Geschäftsberichte deutscher Konzerne Professor rügt Anglizismen-Wahn
Hamburg - Für Michael Olbrich ist die Sache klar: Die meisten der 30 deutschen Dax-Konzerne machen sich nach Ansicht des Wirtschaftsprofessors von der Universität des Saarlands strafbar. Denn in ihren Geschäftsberichten wimmelt es von Anglizismen - im Durchschnitt fand der Leiter des Instituts für Wirtschaftsprüfung 14 englische Wörter auf jeder Seite der Jahresberichte für 2009, wie die " Financial Times Deutschland" ("FTD") berichtet.
Die Firmen verstoßen in den Augen Olbrichs gegen Paragraf 244 des Handelsgesetzbuches. Der schreibt vor, dass die Jahresabschlüsse in deutscher Sprache aufzustellen seien. Für den Ökonom könnte die Vorliebe der Konzerne für das Englische auf eine Art Verschleierungstaktik zurückzuführen sein: "Der Verdacht liegt nahe, dass die Konzerne dadurch einige Dinge in den Geschäftsberichten undurchsichtig machen wollen", zitiert die "FTD" Olbrich.

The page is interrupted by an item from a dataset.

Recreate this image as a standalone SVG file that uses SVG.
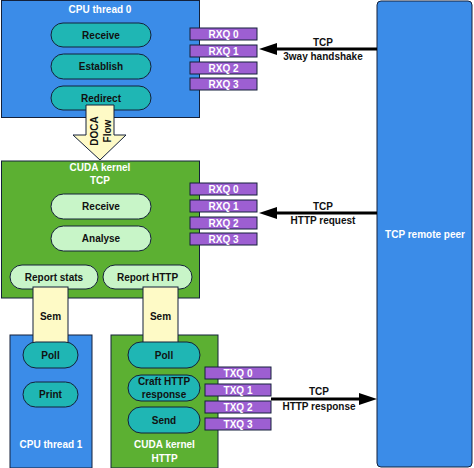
<svg xmlns="http://www.w3.org/2000/svg" width="474" height="468" viewBox="0 0 474 468">
<defs>
<style>
text{font-family:"Liberation Sans",Arial,sans-serif;font-weight:bold;font-size:10px;text-anchor:middle;dominant-baseline:central}
.blue{fill:#3b8ce8;stroke:#14213a;stroke-width:1}
.green{fill:#5cb032;stroke:#14213a;stroke-width:1}
.teal{fill:#1fb6b4;stroke:#14213a;stroke-width:1}
.lg{fill:#c8f5c8;stroke:#14213a;stroke-width:1}
.q{fill:#9d5fd2;stroke:#14213a;stroke-width:1}
.sem{fill:#fefac6;stroke:#14213a;stroke-width:1}
.w{fill:#ffffff}
.k{fill:#111111}
.line{stroke:#000;stroke-width:3;fill:none}
</style>
</defs>
<rect width="474" height="468" fill="#ffffff"/>

<g id="peer">
<rect class="blue" x="377" y="1" width="95" height="466" rx="4"/>
<text class="w" x="425" y="234">TCP remote peer</text>
</g>

<g id="cpu0">
<rect class="blue" x="1.5" y="0.5" width="198" height="117"/>
<text class="w" x="100" y="9">CPU thread 0</text>
<g id="cpu0-receive"><rect class="teal" x="51" y="23" width="100" height="24" rx="12"/><text class="k" x="101" y="35">Receive</text></g>
<g id="cpu0-establish"><rect class="teal" x="51" y="54" width="100" height="25" rx="12.5"/><text class="k" x="101" y="66.5">Establish</text></g>
<g id="cpu0-redirect"><rect class="teal" x="51" y="86" width="100" height="24" rx="12"/><text class="k" x="101" y="98">Redirect</text></g>
</g>

<g id="rxq-a">
<rect class="q" x="190" y="28" width="67" height="12"/><text class="w" x="223.5" y="34">RXQ 0</text>
<rect class="q" x="190" y="45" width="67" height="12"/><text class="w" x="223.5" y="51">RXQ 1</text>
<rect class="q" x="190" y="62" width="67" height="12"/><text class="w" x="223.5" y="68">RXQ 2</text>
<rect class="q" x="190" y="78" width="67" height="12"/><text class="w" x="223.5" y="84">RXQ 3</text>
</g>

<g id="cudatcp">
<rect class="green" x="1.5" y="161" width="198" height="137"/>
<text class="w" x="100" y="167">CUDA kernel</text>
<text class="w" x="100" y="180">TCP</text>
<g id="tcp-receive"><rect class="lg" x="51" y="194" width="100" height="25" rx="12.5"/><text class="k" x="101" y="206.5">Receive</text></g>
<g id="tcp-analyse"><rect class="lg" x="51" y="226" width="100" height="25" rx="12.5"/><text class="k" x="101" y="238.5">Analyse</text></g>
<g id="tcp-stats"><rect class="lg" x="10" y="265" width="88" height="24" rx="12"/><text class="k" x="54" y="277">Report stats</text></g>
<g id="tcp-http"><rect class="lg" x="103" y="265" width="89" height="24" rx="12"/><text class="k" x="147.5" y="277">Report HTTP</text></g>
</g>

<g id="rxq-b">
<rect class="q" x="190" y="183" width="67" height="12"/><text class="w" x="223.5" y="189">RXQ 0</text>
<rect class="q" x="190" y="200" width="67" height="12"/><text class="w" x="223.5" y="206">RXQ 1</text>
<rect class="q" x="190" y="217" width="67" height="12"/><text class="w" x="223.5" y="223">RXQ 2</text>
<rect class="q" x="190" y="233" width="67" height="12"/><text class="w" x="223.5" y="239">RXQ 3</text>
</g>

<g id="cpu1">
<rect class="blue" x="10" y="335" width="82" height="133"/>
<text class="w" x="51" y="444">CPU thread 1</text>
</g>

<g id="cudahttp">
<rect class="green" x="111" y="335" width="107" height="133"/>
<text class="w" x="164.5" y="444">CUDA kernel</text>
<text class="w" x="164.5" y="458">HTTP</text>
</g>

<g id="sem1"><rect class="sem" x="33" y="287" width="35" height="57"/><text class="k" x="50.5" y="316">Sem</text></g>
<g id="sem2"><rect class="sem" x="143" y="287" width="35" height="57"/><text class="k" x="160.5" y="316">Sem</text></g>

<g id="cpu1-poll"><rect class="teal" x="23" y="342" width="55" height="26" rx="13"/><text class="k" x="50.5" y="355">Poll</text></g>
<g id="cpu1-print"><rect class="teal" x="23" y="382" width="55" height="25" rx="12.5"/><text class="k" x="50.5" y="394.5">Print</text></g>

<g id="http-poll"><rect class="teal" x="128" y="342" width="72" height="26" rx="13"/><text class="k" x="164" y="355">Poll</text></g>
<g id="http-craft"><rect class="teal" x="128" y="375" width="72" height="26" rx="13"/><text class="k" x="164" y="381.5">Craft HTTP</text><text class="k" x="164" y="394">response</text></g>
<g id="http-send"><rect class="teal" x="128" y="407" width="72" height="26" rx="13"/><text class="k" x="164" y="420">Send</text></g>

<g id="txq">
<rect class="q" x="205" y="367" width="66" height="12"/><text class="w" x="238" y="373">TXQ 0</text>
<rect class="q" x="205" y="384" width="66" height="12"/><text class="w" x="238" y="390">TXQ 1</text>
<rect class="q" x="205" y="401" width="66" height="12"/><text class="w" x="238" y="407">TXQ 2</text>
<rect class="q" x="205" y="418" width="66" height="12"/><text class="w" x="238" y="424">TXQ 3</text>
</g>

<g id="connectors">
<g id="doca">
<polygon class="sem" points="86,105 114,105 114,135 126,135 100,160 73,135 86,135"/>
<text class="k" transform="translate(94,131) rotate(-90)">DOCA</text>
<text class="k" transform="translate(107,131) rotate(-90)">Flow</text>
</g>
<g id="c-handshake">
<line class="line" x1="377" y1="49" x2="272" y2="49"/>
<polygon points="259,49 277,43 277,55" fill="#000"/>
<text class="k" x="323" y="42">TCP</text>
<text class="k" x="323" y="56">3way handshake</text>
</g>
<g id="c-request">
<line class="line" x1="377" y1="213" x2="272" y2="213"/>
<polygon points="259,213 277,207 277,219" fill="#000"/>
<text class="k" x="323" y="206">TCP</text>
<text class="k" x="323" y="220">HTTP request</text>
</g>
<g id="c-response">
<line class="line" x1="271" y1="399" x2="362" y2="399"/>
<polygon points="377,399 359,393 359,405" fill="#000"/>
<text class="k" x="319" y="391">TCP</text>
<text class="k" x="319" y="406">HTTP response</text>
</g>
</g>
</svg>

Tatsächlich ist die Quote der Anglizismen in den Geschäftsberichten hoch: Die Deutsche Bank verwendete laut "FTD" insgesamt 8724-mal englische Begriffe wie "Private Clients" oder "Asset-Management" - das ergibt eine Anteil von 5,65 Prozent am Gesamttext. Damit steht das größte Bankhaus des Landes an der Spitze der Dax-Konzerne. Auch SAP und Siemens liegen in dem Ranking Olbrichs weit vorne. Am wenigsten griff der Düngemittel- und Salzkonzern K+S auf Anglizismen zurück.
Die Unternehmen bestreiten den Vorwurf der bewussten Verschleierung - und verweisen auf ihre internationale Ausrichtung. Selbst beim Musterunternehmen K+S kann man den Vorwurf nicht nachvollziehen. Die "FTD" zitiert eine Stellungnahme von E.on, wonach es bei Mitarbeitern aus 40 Ländern und einer Geschäftstätigkeit in 30 Ländern normal sei, englischsprachige Begriffe zu verwenden. Zudem seien Wörter wie "Cashflow" Standardvokabular - auch bei Anlegern.